Purpose of the Study: The aim of the study is to examine the relations between identity dimensions, low self-control, self-esteem, gender and life period (adolescence and emerging adulthood) with aggression.
Method: For this purpose, a structural equation model was developed and tested. In this model, the dependent variable was aggression and the independent variables were demographic variables (gender and life period), identity dimensions, self-esteem and low self-control. Participants consisted of 240 adolescents (high school students-132 female and 108 male) and 244 emerging adults (university students-128 female and 116 male) and their age was between 15-24 years old (mean age=18.99, SD=2.62).

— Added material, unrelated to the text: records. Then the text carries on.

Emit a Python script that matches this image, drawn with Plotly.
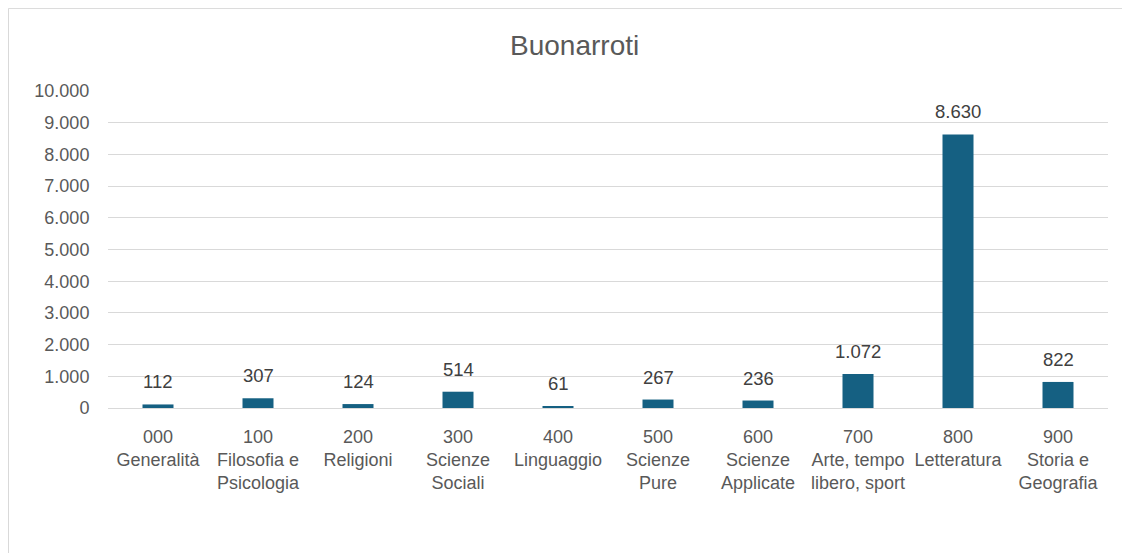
import plotly.graph_objects as go

codes = ["000", "100", "200", "300", "400", "500", "600", "700", "800", "900"]
names = ["Generalità", "Filosofia e<br>Psicologia", "Religioni", "Scienze<br>Sociali", "Linguaggio",
         "Scienze<br>Pure", "Scienze<br>Applicate", "Arte, tempo<br>libero, sport", "Letteratura",
         "Storia e<br>Geografia"]
values = [112, 307, 124, 514, 61, 267, 236, 1072, 8630, 822]
title_text = "Buonarroti"

categories = [f"{c}<br>{n}" for c, n in zip(codes, names)]
FONT = "Liberation Sans, Arial, sans-serif"

fig = go.Figure()
fig.add_trace(go.Bar(x=categories, y=values, marker=dict(color="#156082", line=dict(width=0)),
                     width=0.31, hoverinfo="x+y"))

for cat, v in zip(categories, values):
    fig.add_annotation(x=cat, y=v, xref="x", yref="y", text=f"{v:,}".replace(",", "."),
                       showarrow=False, yanchor="bottom", yshift=10,
                       font=dict(family=FONT, size=18.5, color="#404040"))

fig.add_shape(type="rect", xref="paper", yref="paper", x0=-0.0995, x1=1.0205, y0=-0.6, y1=1.2605,
              line=dict(color="#D9D9D9", width=1), fillcolor="rgba(0,0,0,0)", layer="below")

fig.update_layout(
    width=1122, height=545,
    margin=dict(l=100, r=22, t=83, b=145),
    paper_bgcolor="white", plot_bgcolor="white",
    separators=",.",
    showlegend=False,
    title=dict(text=title_text, x=0.505, xanchor="center", y=1 - 37 / 545, yanchor="middle",
               yref="container", font=dict(family=FONT, size=28, color="#595959")),
    font=dict(family=FONT, size=18, color="#595959"),
    xaxis=dict(showgrid=False, showline=False, zeroline=False, ticks="outside", ticklen=12,
               tickcolor="rgba(0,0,0,0)", tickfont=dict(family=FONT, size=18, color="#595959")),
    yaxis=dict(range=[0, 10000], dtick=1000, tickformat=",d", showgrid=True, gridcolor="#D9D9D9",
               gridwidth=1, zeroline=True, zerolinecolor="#D9D9D9", zerolinewidth=1,
               showline=False, ticks="outside", ticklen=14, tickcolor="rgba(0,0,0,0)",
               tickfont=dict(family=FONT, size=18, color="#595959")),
)

fig.write_html("out.html")
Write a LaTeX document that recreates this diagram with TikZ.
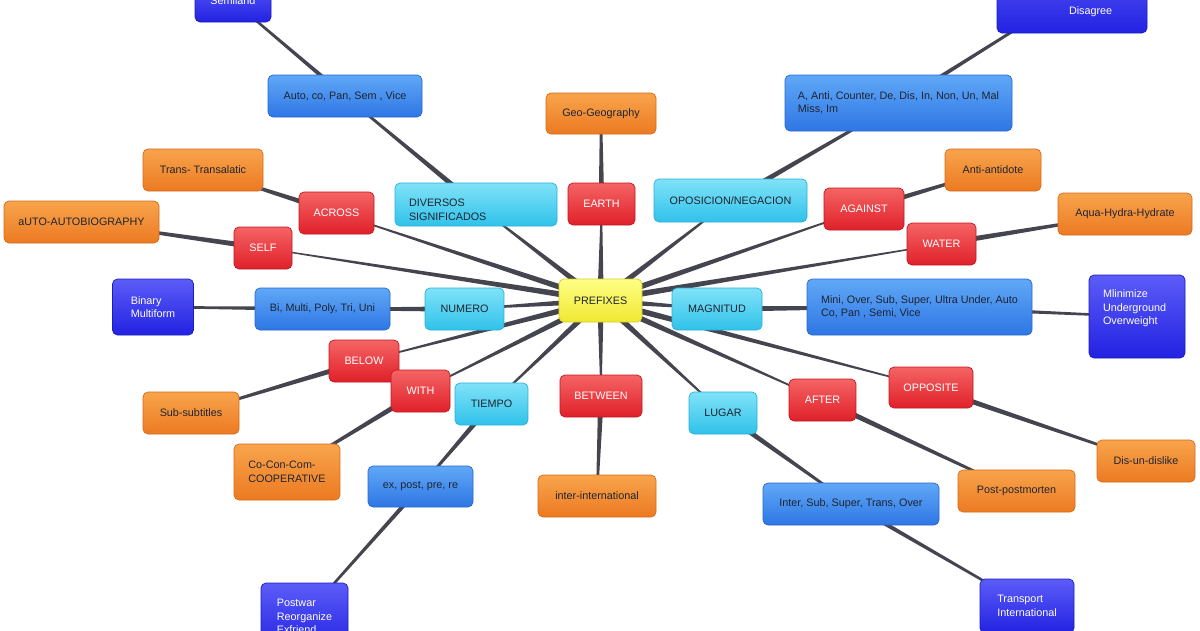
\documentclass[tikz,border=0pt]{standalone}
\usepackage{fontspec}
\setmainfont{Liberation Sans}
\usetikzlibrary{calc,backgrounds}

\definecolor{inkdark}{HTML}{1E2430}
\definecolor{linkgray}{HTML}{45454F}
\definecolor{roottop}{HTML}{FFFF86}\definecolor{rootbot}{HTML}{F0E832}\definecolor{rootedge}{HTML}{D4CC2A}
\definecolor{grouptop}{HTML}{80E2F8}\definecolor{groupbot}{HTML}{30C2EA}\definecolor{groupedge}{HTML}{28B0DA}
\definecolor{keytop}{HTML}{F46464}\definecolor{keybot}{HTML}{E0202A}\definecolor{keyedge}{HTML}{C01820}
\definecolor{sampletop}{HTML}{F8A44C}\definecolor{samplebot}{HTML}{EC7A22}\definecolor{sampleedge}{HTML}{D66A1A}
\definecolor{listtop}{HTML}{60A8F6}\definecolor{listbot}{HTML}{2E76E4}\definecolor{listedge}{HTML}{2A66D2}
\definecolor{wordtop}{HTML}{5C5CF8}\definecolor{wordbot}{HTML}{2222E2}\definecolor{wordedge}{HTML}{1C1CBE}

\tikzset{
  mapbox/.style={rounded corners=5pt, line width=0.7pt, inner xsep=6pt, inner ysep=3pt,
    minimum height=42pt, text=inkdark, font=\fontsize{10.8}{13.5}\selectfont},
  rootbox/.style={mapbox, draw=rootedge, top color=roottop, bottom color=rootbot},
  groupbox/.style={mapbox, draw=groupedge, top color=grouptop, bottom color=groupbot},
  keybox/.style={mapbox, text=white, draw=keyedge, top color=keytop, bottom color=keybot},
  samplebox/.style={mapbox, draw=sampleedge, top color=sampletop, bottom color=samplebot},
  listbox/.style={mapbox, draw=listedge, top color=listtop, bottom color=listbot},
  wordbox/.style={mapbox, text=white, draw=wordedge, top color=wordtop, bottom color=wordbot},
}

% tapered link: wide at the first node, narrow at the second
\newcommand{\twig}[4]{%
  \fill[linkgray] ($(#1.center)!#3!90:(#2.center)$) -- ($(#2.center)!#4!-90:(#1.center)$)
    -- ($(#2.center)!#4!90:(#1.center)$) -- ($(#1.center)!#3!-90:(#2.center)$) -- cycle;}

\begin{document}
\begin{tikzpicture}[x=1pt,y=-1pt]
\useasboundingbox (0,0) rectangle (1200,630);

% centre
\node[rootbox, minimum width=83pt, minimum height=43pt] (prefixes) at (600.5,300.5) {PREFIXES};

% groups
\node[groupbox, minimum width=162pt, minimum height=43pt, text width=134pt, inner xsep=14pt, align=left, text height=18pt] (diversos) at (476,204.5) {DIVERSOS\\SIGNIFICADOS};
\node[groupbox, minimum width=153pt, minimum height=43pt] (oposicion) at (730.5,200.5) {OPOSICION/NEGACION};
\node[groupbox, minimum width=79pt] (numero) at (464.5,309) {NUMERO};
\node[groupbox, minimum width=90pt] (magnitud) at (717,309) {MAGNITUD};
\node[groupbox, minimum width=73pt] (tiempo) at (491.5,404) {TIEMPO};
\node[groupbox, minimum width=68pt] (lugar) at (723,413) {LUGAR};

% meanings
\node[keybox, minimum width=67pt] (earth) at (601.5,204) {EARTH};
\node[keybox, minimum width=75pt] (across) at (336.5,213) {ACROSS};
\node[keybox, minimum width=58pt] (self) at (263,248) {SELF};
\node[keybox, minimum width=80pt] (against) at (864,209) {AGAINST};
\node[keybox, minimum width=69pt] (water) at (941.5,244) {WATER};
\node[keybox, minimum width=70pt] (below) at (364,361) {BELOW};
\node[keybox, minimum width=59pt] (with) at (420.5,391) {WITH};
\node[keybox, minimum width=82pt] (between) at (601,396) {BETWEEN};
\node[keybox, minimum width=67pt] (after) at (822.5,400) {AFTER};
\node[keybox, minimum width=84pt, minimum height=41pt] (opposite) at (931,387.5) {OPPOSITE};

% examples
\node[samplebox, minimum width=110pt, minimum height=41pt] (geo) at (601,113.5) {Geo-Geography};
\node[samplebox, minimum width=120pt] (trans) at (203,170) {Trans- Transalatic};
\node[samplebox, minimum width=155pt] (autobio) at (81.5,222) {aUTO-AUTOBIOGRAPHY};
\node[samplebox, minimum width=96pt] (antidote) at (993,170) {Anti-antidote};
\node[samplebox, minimum width=134pt] (aqua) at (1125,214) {Aqua-Hydra-Hydrate};
\node[samplebox, minimum width=96pt] (subtitles) at (191,413) {Sub-subtitles};
\node[samplebox, minimum width=106pt, minimum height=56pt, align=left] (coop) at (287,472) {Co-Con-Com-\\COOPERATIVE};
\node[samplebox, minimum width=118pt] (interint) at (597,496) {inter-international};
\node[samplebox, minimum width=117pt] (postmorten) at (1016.5,491) {Post-postmorten};
\node[samplebox, minimum width=98pt] (dislike) at (1146,461) {Dis-un-dislike};

% prefix lists
\node[listbox, minimum width=154pt] (autoco) at (345,96) {Auto, co, Pan, Sem , Vice};
\node[listbox, minimum width=227pt, minimum height=56pt, align=left] (antilist) at (898.5,103) {A, Anti, Counter, De, Dis, In, Non, Un, Mal\\Miss, Im};
\node[listbox, minimum width=135pt] (bimulti) at (322.5,309) {Bi, Multi, Poly, Tri, Uni};
\node[listbox, minimum width=225pt, minimum height=56pt, align=left] (minilist) at (919.5,307) {Mini, Over, Sub, Super, Ultra Under, Auto\\Co, Pan , Semi, Vice};
\node[listbox, minimum width=105pt, minimum height=41pt] (expost) at (420.5,486.5) {ex, post, pre, re};
\node[listbox, minimum width=176pt] (intersub) at (851,504) {Inter, Sub, Super, Trans, Over};

% words
\node[wordbox, minimum width=76pt] (semiland) at (233,1) {Semiland};
\node[wordbox, minimum width=150pt, minimum height=78pt, text width=124pt, inner xsep=13pt, align=left, text height=44pt] (disagree) at (1072,-6) {\hspace*{59pt}Disagree};
\node[wordbox, minimum width=81pt, minimum height=56pt, align=left] (binary) at (153,307) {Binary\\Multiform};
\node[wordbox, minimum width=96pt, minimum height=83pt, text width=68pt, inner xsep=14pt, align=left, text depth=45pt] (mlinimize) at (1137,316.5) {Mlinimize\\Underground\\Overweight};
\node[wordbox, minimum width=87pt, minimum height=67pt, align=left] (postwar) at (304.5,616.5) {Postwar\\Reorganize\\Exfriend};
\node[wordbox, minimum width=94pt, minimum height=54pt, align=left] (transport) at (1027,606) {Transport\\International};

\begin{scope}[on background layer]
\twig{prefixes}{diversos}{3.2pt}{0.5pt}
\twig{prefixes}{earth}{3.2pt}{0.5pt}
\twig{prefixes}{oposicion}{3.2pt}{0.5pt}
\twig{prefixes}{across}{3.2pt}{0.5pt}
\twig{prefixes}{self}{3.2pt}{0.5pt}
\twig{prefixes}{against}{3.2pt}{0.5pt}
\twig{prefixes}{water}{3.2pt}{0.5pt}
\twig{prefixes}{numero}{3.2pt}{0.5pt}
\twig{prefixes}{magnitud}{3.2pt}{0.5pt}
\twig{prefixes}{below}{3.2pt}{0.5pt}
\twig{prefixes}{with}{3.2pt}{0.5pt}
\twig{prefixes}{tiempo}{3.2pt}{0.5pt}
\twig{prefixes}{between}{3.2pt}{0.5pt}
\twig{prefixes}{lugar}{3.2pt}{0.5pt}
\twig{prefixes}{after}{3.2pt}{0.5pt}
\twig{prefixes}{opposite}{3.2pt}{0.5pt}

\twig{diversos}{autoco}{2.8pt}{1pt}
\twig{oposicion}{antilist}{2.8pt}{1pt}
\twig{numero}{bimulti}{2.8pt}{1pt}
\twig{magnitud}{minilist}{2.8pt}{1pt}
\twig{tiempo}{expost}{2.8pt}{1pt}
\twig{lugar}{intersub}{2.8pt}{1pt}

\twig{earth}{geo}{2.8pt}{1pt}
\twig{across}{trans}{2.8pt}{1pt}
\twig{self}{autobio}{2.8pt}{1pt}
\twig{against}{antidote}{2.8pt}{1pt}
\twig{water}{aqua}{2.8pt}{1pt}
\twig{below}{subtitles}{2.8pt}{1pt}
\twig{with}{coop}{2.8pt}{1pt}
\twig{between}{interint}{2.8pt}{1pt}
\twig{after}{postmorten}{2.8pt}{1pt}
\twig{opposite}{dislike}{2.8pt}{1pt}

\twig{autoco}{semiland}{2.2pt}{1pt}
\twig{antilist}{disagree}{2.2pt}{1pt}
\twig{bimulti}{binary}{2.2pt}{1pt}
\twig{minilist}{mlinimize}{2.2pt}{1pt}
\twig{expost}{postwar}{2.2pt}{1pt}
\twig{intersub}{transport}{2.2pt}{1pt}
\end{scope}
\end{tikzpicture}
\end{document}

The Buss-Perry Aggression Questionnaire, The Dimensions of Identity Development Scale, The Rosenberg Self-Esteem Scale, and The Low Self-Control Scale were used to collect data.
Findings: Results of the overall fit indexes of the structural equation model revealed that fit indexes are at acceptable levels. Results of this study showed that life period, exploration in depth, ruminative exploration, self-esteem and low self-control significantly predicted aggression. According to model analysis, the best predictor of aggression was low self-control; the weakest predictor of aggression was life period.
Conclusion and Recommendations: The present study provides important results. The first result is that aggression level changes according to life period. The second is that low self-control, self-esteem and some identity dimensions are crucial factors for aggression in adolescence and emerging adulthood. The results of the study provide several important explanations for counselors and educators. In order to reduce aggression, counselors, educators and mental health practitioners should consider identity, self-esteem and self-control. When counselors and educators prepare school-based intervention programs, they should consider the important predictors of aggression.